The story of mass immigration's effects on the job prospects of young black men is one of the most underreported major stories in contemporary American life. Part of the reason is that the reporters who cover immigration often see the issue through a civil rights frame that presents immigrants, particularly those who are in the country illegally, as so vulnerable to abuse and victimization that they should be shielded from criticism. When such a sensibility is at work, the displacement of young black men from the workplace is apparently too disconcerting to be acknowledged or written about.
An African-American caller to C-SPAN's "Washington Journal" last Saturday expressed his frustration with the displacement of young blacks by illegal immigrant workers.
"This is completely destroying the black community," said the man, who was calling from Fort Wayne, Ind. "The black community right now — unemployment is high. There is no work coming for the youth in the cities. The only job they have is drugs. I mean, it's nonsensical. It's stupidity."
Then the in-studio guests, Frank Sharry, executive director of the immigration advocacy organization America's Voice, and Mark Krikorian, executive director of the Center for Immigration Studies, weighed in on opposite sides of the issue.
Said Sharry: "Well, I think the problem of African-Americans in the United States is not mostly, directly related to immigration. There's a history, obviously of segregation and slavery and discrimination that is going to require and still requires lots of work in terms of civil rights legislation and educational supports and work training, etcetera. The idea that immigration is the main cause, I just don't buy it.
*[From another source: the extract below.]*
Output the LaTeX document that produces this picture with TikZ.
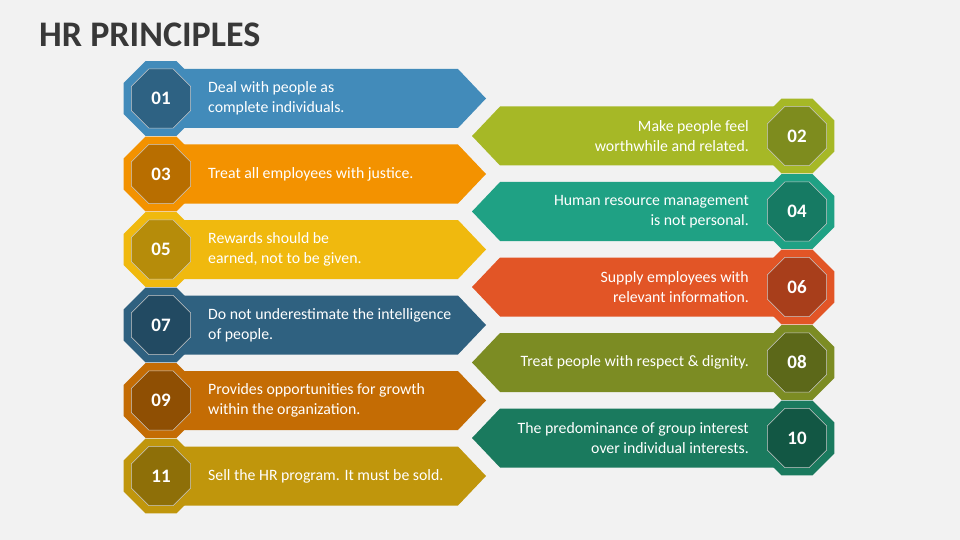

The evidence doesn't prove it at all."
Said Krikorian: "The fact is that immigration is part of the reason that we are seeing the problems. ... There is simply no question that the economic progress of black Americans stalled as immigration started increasing, that young people, especially minority Hispanic native-born Americans as well as black Americans are the first people to suffer either wage reduction or job loss because of excessive immigration."